Annexe use and separate council tax assessment
If a garden office is used as a self-contained living space — with sleeping accommodation, kitchen facilities, and bathroom — it may be assessed as a separate dwelling for council tax purposes, creating an additional council tax liability. This is the primary CT risk from a garden office: if the structure is upgraded over time to contain sleeping and cooking facilities, the VOA may assess it as an annexe and issue a separate council tax bill. Annexes occupied by a relative of the main dwelling's occupant are eligible for a 50% council tax discount under the Local Government Finance Act 1992. Annexes that are part of the main dwelling (connected internally) and occupied by the main resident may be exempt from council tax. The Class E permitted development restriction on sleeping accommodation is therefore important not only for planning reasons but also to avoid triggering annexe CT assessments — a garden office that contains a sofa bed and a small kitchenette may be classified as an annexe by a diligent VOA officer.

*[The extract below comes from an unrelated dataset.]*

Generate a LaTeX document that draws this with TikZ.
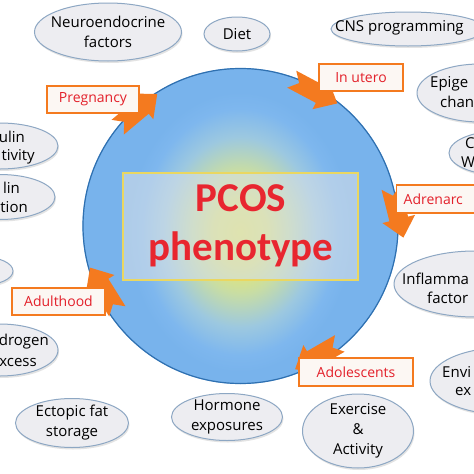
\documentclass[tikz,border=0pt]{standalone}
\usepackage{fontspec}
\setmainfont{Open Sans}
\newfontfamily\pcosfont{Carlito}
\usetikzlibrary{shapes.geometric,shadows}
\definecolor{ellfill}{HTML}{EDEDF1}
\definecolor{elldraw}{HTML}{8DA7C3}
\definecolor{orng}{HTML}{F47A1F}
\definecolor{lblred}{HTML}{E3202A}
\definecolor{lblfill}{HTML}{FCF7F3}
\definecolor{circdraw}{HTML}{2F70B0}
\definecolor{pcred}{HTML}{E8262F}
\definecolor{rectfill}{HTML}{D4DEE8}
\definecolor{sc0}{HTML}{EFEB5C}
\definecolor{sc1}{HTML}{E6E772}
\definecolor{sc2}{HTML}{C8DDA4}
\definecolor{sc3}{HTML}{9CC8E0}
\definecolor{sc4}{HTML}{7EB7EE}
\definecolor{circblue}{HTML}{78B3EC}
\pgfdeclareradialshading{pcosglow}{\pgfpoint{0bp}{0bp}}{color(0bp)=(sc0); color(6bp)=(sc1); color(11bp)=(sc2); color(17bp)=(sc3); color(22bp)=(sc4); color(25bp)=(circblue); color(50bp)=(circblue)}
\newcommand\orarrow[3]{\fill[orng, shift={(#1,#2)}, rotate=#3, scale=1.2] (-21,-8) -- (6,-8) -- (6,-14) -- (22,0) -- (6,14) -- (6,8) -- (-21,8) -- (-14,0) -- cycle;}
\tikzset{
  ell/.style={ellipse, draw=elldraw, fill=ellfill, line width=1pt, inner sep=0pt,
    drop shadow={opacity=0.22, shadow xshift=1pt, shadow yshift=-2pt}},
  txt/.style={font=\fontsize{15}{20}\selectfont, align=center, inner sep=0pt, text=black},
  lbl/.style={draw=orng, fill=lblfill, line width=1.4pt, text=lblred, inner sep=0pt,
    font=\fontsize{14}{16}\selectfont},
}
\begin{document}
\begin{tikzpicture}[x=1pt,y=-1pt]
\useasboundingbox (0,0) rectangle (474,474);
\clip (0,0) rectangle (474,474);
\fill[white] (0,0) rectangle (474,474);
% ellipses
\node[ell, minimum width=147, minimum height=58] (neuro) at (108,32) {};
\node[txt] (neurot) at (neuro) {Neuroendocrine\\factors};
\node[ell, minimum width=66, minimum height=34] (diet) at (237,34) {};
\node[txt] (dett) at (diet) {Diet};
\node[ell, minimum width=154, minimum height=34] (cns) at (408,29) {};
\node[txt, anchor=west] (cnst) at (335,28) {CNS programming};
\node[ell, minimum width=126, minimum height=58] (epi) at (480,93) {};
\node[txt, anchor=west] (epit1) at (430,84) {Epige};
\node[txt, anchor=west] (epit2) at (440,102) {chan};
\node[ell, minimum width=102, minimum height=44] (cw) at (500,153) {};
\node[txt, anchor=west] (cwt1) at (465,143) {C};
\node[txt, anchor=west] (cwt2) at (461,162) {W};
\node[ell, minimum width=162, minimum height=66] (infl) at (475,284) {};
\node[txt, anchor=west] (inflt1) at (402,279) {Inflamma};
\node[txt, anchor=west] (inflt2) at (427,298) {factor};
\node[ell, minimum width=150, minimum height=67] (env) at (505,381) {};
\node[txt, anchor=west] (envt1) at (442,372) {Envi};
\node[txt, anchor=west] (envt2) at (455,391) {ex};
\node[ell, minimum width=111, minimum height=74] (exer) at (358,431) {};
\node[txt] (exert) at (exer) {Exercise\\\&\\Activity};
\node[ell, minimum width=111, minimum height=47] (horm) at (227,417) {};
\node[txt] (hormt) at (horm) {Hormone\\exposures};
\node[ell, minimum width=113, minimum height=49] (ecto) at (72,423) {};
\node[txt] (ectot) at (ecto) {Ectopic fat\\storage};
\node[ell, minimum width=116, minimum height=52] (andr) at (0,350) {};
\node[txt, anchor=east] (andrt1) at (49,342) {drogen};
\node[txt, anchor=east] (andrt2) at (37,362) {xcess};
\node[ell, minimum width=116, minimum height=46] (sens) at (0,146) {};
\node[txt, anchor=east] (senst1) at (25,137) {ulin};
\node[txt, anchor=east] (senst2) at (35,157) {tivity};
\node[ell, minimum width=110, minimum height=45] (secr) at (0,197) {};
\node[txt, anchor=east] (secrt1) at (20,188) {lin};
\node[txt, anchor=east] (secrt2) at (28,207) {tion};
\node[ell, minimum width=60, minimum height=28] (small) at (-17,271) {};
% big circle
\node[circle, minimum size=316, inner sep=0pt, fill=circblue] (circ) at (240.5,226) {};
\begin{scope}
\clip (240.5,226) circle [radius=157];
\shade[shading=pcosglow] (240,232) ellipse [x radius=112, y radius=140];
\end{scope}
\draw[circdraw, line width=1.2pt] (circ.center) circle [radius=157.5];
\node[draw=sc1!85!orange, line width=1.2pt, fill=rectfill, fill opacity=0.6, minimum width=235, minimum height=107, inner sep=0pt] (rect) at (240.5,226.5) {};
\node[font=\pcosfont\bfseries\fontsize{41}{49}\selectfont, text=pcred, align=center, inner sep=0pt] (pcos) at (241,226) {PCOS\\phenotype};
% arrows
\orarrow{137}{111}{40}
\orarrow{314}{91}{-28}
\orarrow{397}{212}{-76}
\orarrow{318}{356}{210}
\orarrow{104}{290}{122}
% labels
\node[lbl, minimum width=92, minimum height=27] (preg) at (93,99.5) {Pregnancy};
\node[lbl, minimum width=84, minimum height=27] (utero) at (361,77.5) {In utero};
\node[lbl, anchor=west, minimum width=100, minimum height=28, text width=96, align=left, inner xsep=7pt] (adren) at (396,199) {Adrenarc};
\node[lbl, minimum width=114, minimum height=28] (adol) at (356,372) {Adolescents};
\node[lbl, minimum width=93, minimum height=27] (adult) at (58.5,301.5) {Adulthood};
\end{tikzpicture}
\end{document}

Business rates and HMRC implications for home-working
Council tax and business rates are mutually exclusive — a property either pays council tax (residential) or business rates (non-domestic), not both on the same hereditament. A garden office used solely for home working by the residential occupant — even a self-employed person carrying out a business from the office — does not normally trigger a business rates assessment. The critical test is whether the property (including the office) remains 'used wholly or mainly as a sole or main residence.' If the garden office is the registered address of a limited company, receives business visitors regularly, employs staff, or is separately let out as a commercial workspace, it may be assessed for business rates by the VOA. For self-employed sole traders working from a home office: HMRC's guidance on simplified expenses allows a fixed rate deduction for home working (£26/month for 51–100 hours worked from home per month) without any risk of triggering business rates. Claiming actual costs (proportion of heating, lighting, mortgage interest) requires a specific room to be 'exclusively used for business' — a garden office used only for work satisfies this but brings a small CGT risk on eventual sale of the property (partial business use potentially losing main residence relief on a proportion of the gain).